The very inclusiveness that makes the Garrison so useful while leveling is what makes it so debilitating once you’ve finished leveling. The leveling process goads you to get out into the world, do the quests, see the zones. At max level, there is no goad. Until the deployment of Tanaan Jungle, there was essentially nowhere to go unless you were doing the Apexis daily quest or the Garrison Campaign. If you needed resources, you’d queue for a dungeon. If you needed ore or herbs, you’d get those at the Garrison. The Auction House is at Ashran, which is a simple portal away, and you’ll really only go there to pick up your Seals of Fate for the week’s raiding.
The beauty of the Garrison is that it serves as a central location to range out from, but when there’s no compelling reason to range out from it, it becomes your entire game experience. You don’t go anywhere, and so it’s just you, talking to your minions all day. If you need gold, followers will provide. The follower missions become a minigame that you manage with an add on for maximum success, any game play aspect of the system automated. The naval missions tried to bring a sense of jeopardy back by making failure costly, but that just made us even more risk averse.
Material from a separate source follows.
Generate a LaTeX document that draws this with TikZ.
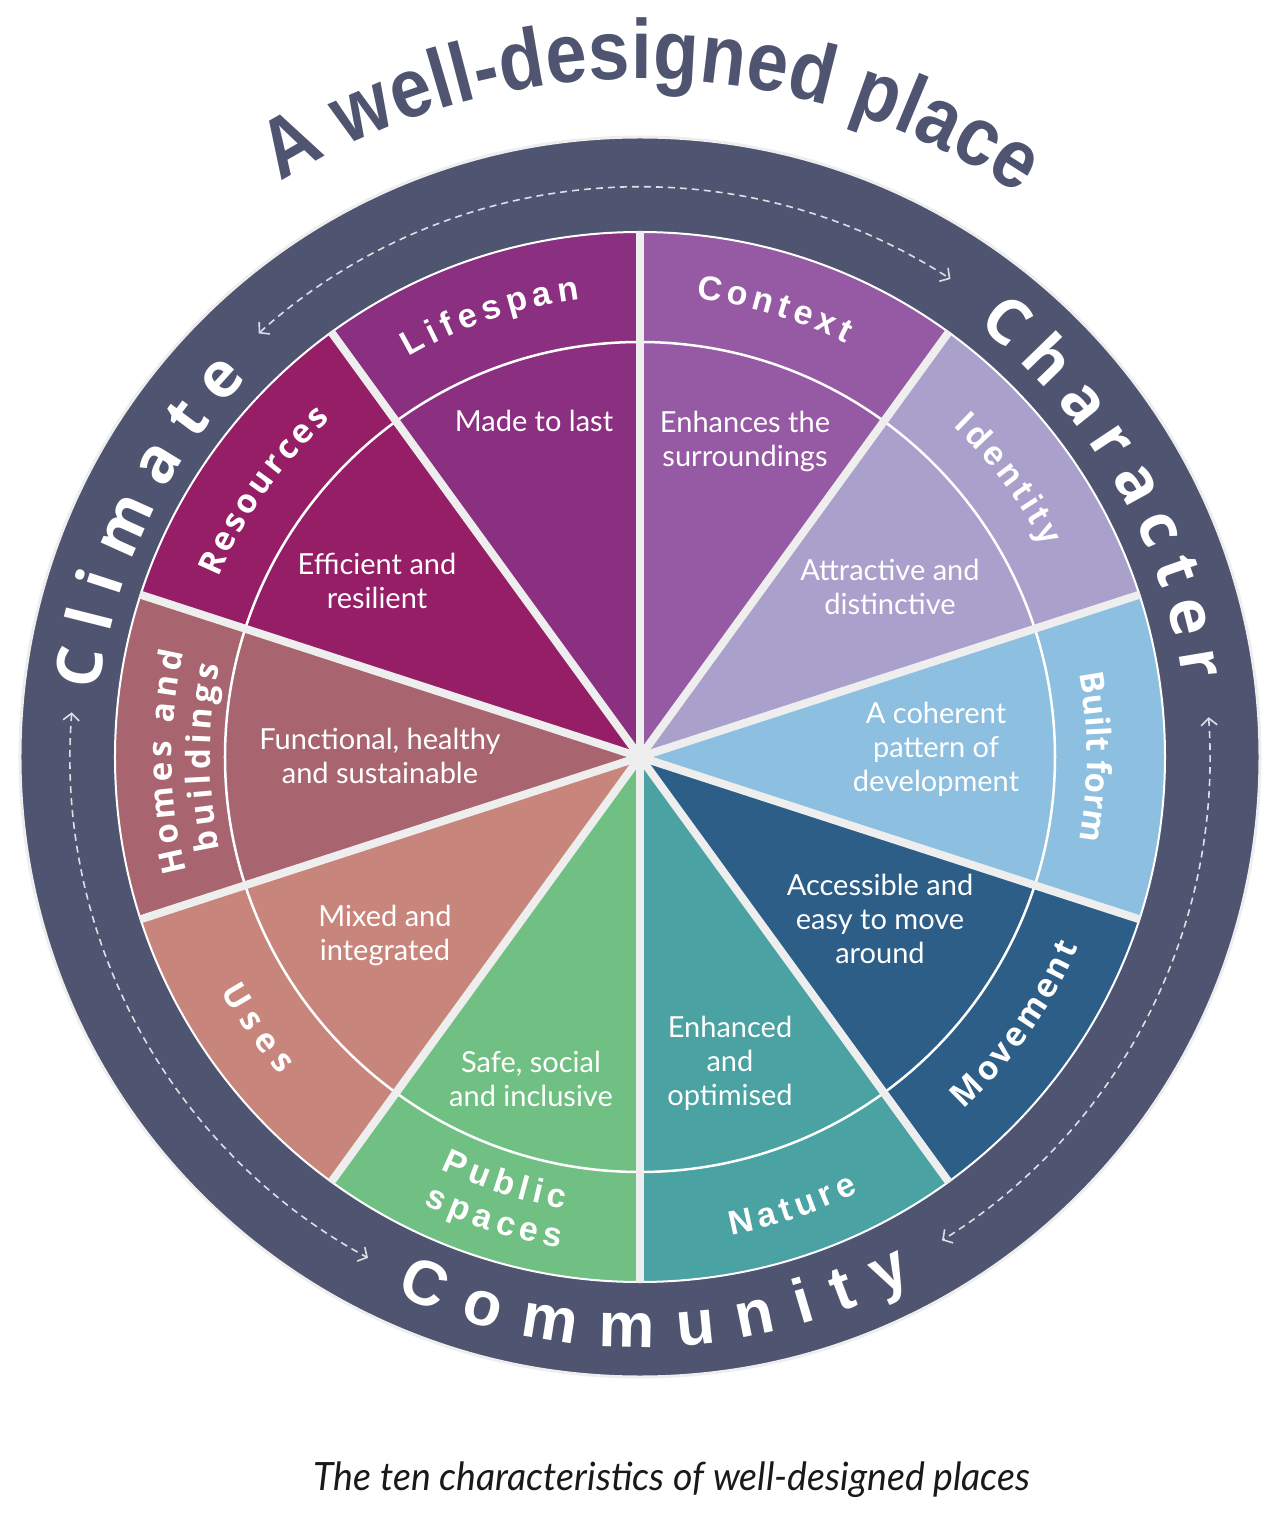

We see here the danger of a system that was meticulously and methodically crafted to be a central location with everything you need, it provides everything you need.
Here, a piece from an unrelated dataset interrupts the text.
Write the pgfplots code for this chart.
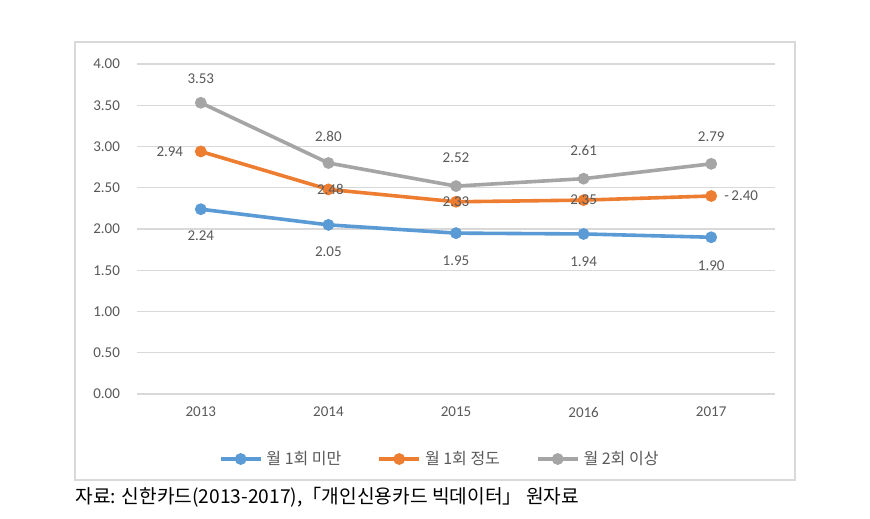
\documentclass[border=0pt]{standalone}
\usepackage{fontspec}
\setmainfont{Carlito}
\newfontfamily\kr{Noto Sans CJK KR}
\usepackage{pgfplots}
\usepackage{pgfplotstable}
\pgfplotsset{compat=1.18}
\definecolor{cblue}{HTML}{5B9BD5}
\definecolor{corange}{HTML}{ED7D31}
\definecolor{cgray}{HTML}{A5A5A5}
\definecolor{cgrid}{HTML}{D9D9D9}
\definecolor{txt}{HTML}{595959}

\pgfplotstableread{
x y dx dy
0 2.24 0 -13
1 2.05 0 -13.5
2 1.95 0 -14
3 1.94 0 -14
4 1.90 0 -14
}\tblue
\pgfplotstableread{
x y dx dy
0 2.94 -15.5 0
1 2.48 1 0
2 2.33 0 0
3 2.35 0 0
4 2.40 15 0
}\torange
\pgfplotstableread{
x y dx dy
0 3.53 0 12
1 2.80 0 13.5
2 2.52 0 14
3 2.61 0 14
4 2.79 0 13.5
}\tgray

\begin{document}
\begin{tikzpicture}
\useasboundingbox (-68.5pt,-62pt) rectangle (366.5pt,197pt);
\fill[white] (-68.5pt,-62pt) rectangle (366.5pt,197pt);
\draw[cgrid, line width=0.6pt] (-31pt,-43pt) rectangle (329pt,176pt);
\begin{axis}[
  scale only axis, width=319pt, height=165pt,
  xmin=-0.5, xmax=4.5, ymin=0, ymax=4,
  ytick={0,0.5,1,1.5,2,2.5,3,3.5,4},
  xtick={0,1,2,3,4}, xticklabels={2013,2014,2015,2016,2017},
  axis line style={draw=none},
  major tick length=0pt,
  xmajorgrids=false,
  ymajorgrids=true, major grid style={draw=cgrid, line width=0.6pt},
  /pgf/number format/assume math mode=true,
  yticklabel={\pgfmathprintnumber[fixed,fixed zerofill,precision=2]{\tick}},
  ticklabel style={font=\fontsize{7.5}{9}\selectfont, text=txt},
  yticklabel style={xshift=-5pt},
  xticklabel style={yshift=-3pt},
  clip=false,
  legend columns=3,
  legend style={draw=none, fill=none, at={(0.476,-0.197)}, anchor=center,
    font=\kr\fontsize{8}{9}\selectfont, text=txt,
    /tikz/every even column/.append style={column sep=16pt}},
  legend image code/.code={
    \draw[#1, mark=none] (0pt,0pt) -- (20pt,0pt);
    \draw[#1, only marks] plot coordinates {(10pt,0pt)};
  },
  every axis plot/.append style={line width=1.8pt, mark=*, mark size=2pt},
  nodes near coords,
  point meta=y,
  visualization depends on={\thisrow{dx} \as \dx},
  visualization depends on={\thisrow{dy} \as \dy},
  nodes near coords style={anchor=center, xshift=\dx pt, yshift=\dy pt,
    font=\fontsize{7.5}{9}\selectfont, text=txt,
    /pgf/number format/.cd, fixed, fixed zerofill, precision=2},
]
\addplot[cblue] table[x=x,y=y] {\tblue};
\addlegendentry{월 1회 미만}
\addplot[corange, nodes near coords={\ifdim\dx pt>10pt -\,\fi\pgfmathprintnumber[fixed,fixed zerofill,precision=2]{\pgfplotspointmeta}}] table[x=x,y=y] {\torange};
\addlegendentry{월 1회 정도}
\addplot[cgray] table[x=x,y=y] {\tgray};
\addlegendentry{월 2회 이상}
\end{axis}
\node[anchor=west, inner sep=0pt, font=\kr\fontsize{9.6}{11}\selectfont] at (-31pt,-51.5pt) {자료: 신한카드(2013-2017),「개인신용카드 빅데이터」 원자료};
\end{tikzpicture}
\end{document}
Players will take the convenient option, if you give it to them. But that’s not necessarily good for the game.
Finally, things like Garrison Invasions were a neat idea, but they ended up not really being much more than a curiosity in practice. I think this is a good concept that needed a few more iteration passes.
The lesson of the Garrison
For starters, I think that the Garrison definitely did some things very right. The idea of a place players can hang their hats between exploration and adventure? That’s a great idea. But Garrisons lacked certain key elements that I think we need to start owning up to for the future.
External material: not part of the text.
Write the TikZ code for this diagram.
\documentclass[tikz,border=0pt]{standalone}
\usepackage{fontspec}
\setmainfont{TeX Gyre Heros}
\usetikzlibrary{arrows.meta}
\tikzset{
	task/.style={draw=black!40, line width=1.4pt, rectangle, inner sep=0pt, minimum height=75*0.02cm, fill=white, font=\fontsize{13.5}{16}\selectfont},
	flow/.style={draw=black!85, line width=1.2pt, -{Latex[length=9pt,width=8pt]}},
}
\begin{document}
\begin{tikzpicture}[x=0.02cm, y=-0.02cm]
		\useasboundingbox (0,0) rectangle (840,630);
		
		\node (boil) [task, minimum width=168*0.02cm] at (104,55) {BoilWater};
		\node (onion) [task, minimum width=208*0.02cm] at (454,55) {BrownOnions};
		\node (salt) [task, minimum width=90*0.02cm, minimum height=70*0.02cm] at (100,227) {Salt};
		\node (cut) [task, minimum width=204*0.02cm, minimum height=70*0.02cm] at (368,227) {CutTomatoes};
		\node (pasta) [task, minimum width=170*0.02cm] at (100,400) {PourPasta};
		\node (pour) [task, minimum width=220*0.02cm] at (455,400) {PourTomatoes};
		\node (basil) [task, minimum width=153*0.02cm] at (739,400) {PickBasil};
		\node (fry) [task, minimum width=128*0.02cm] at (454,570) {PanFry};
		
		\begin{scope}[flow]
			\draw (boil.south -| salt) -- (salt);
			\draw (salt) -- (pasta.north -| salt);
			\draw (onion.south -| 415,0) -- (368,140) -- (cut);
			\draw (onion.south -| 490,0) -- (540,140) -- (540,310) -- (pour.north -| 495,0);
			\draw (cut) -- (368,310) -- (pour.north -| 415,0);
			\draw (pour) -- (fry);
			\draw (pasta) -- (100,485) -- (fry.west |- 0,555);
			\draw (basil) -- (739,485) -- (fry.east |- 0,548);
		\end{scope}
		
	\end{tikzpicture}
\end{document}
First, Blizzard, you seriously need to get with the times on the whole Player Housing thing. This isn’t even a demand at this point. The fact that you introduced a feature that was so close to player housing and yet managed to be completely devoid of elements like customization, cosmetic upgrades, or any means to differentiate it between players is outright baffling to me. Secondly, when designing the Class Order Halls, please remember that you need to give people a reason to leave. Max level characters need a reason to go out into the world. If you put everything in the Garrison, they’re not going to go anywhere. Don’t do that.
Thirdly, the successes of the Garrison were all seen in the leveling content. Leveling content and group play content are entirely different, and require different impetus for players. Putting ore and herbs inside the Garrison sounded great on paper, but they ultimately meant that everybody was harvesting them (so why even have herbalism or mining?) which flooded the AH with mats, and kept people firmly wedged into their comfortable home bases. Draenor is a big, lavish world, the last thing we should have been doing was encouraging people to avoid it. A simple expansion of the daily quest system so that the Garrison served as more of a hub once you were at max level could have helped here.
Overall, I think the Garrison had its positives, but what made it great when you level makes it bad for the game overall at max level. It kept people safely within its walls, when we needed them out and about.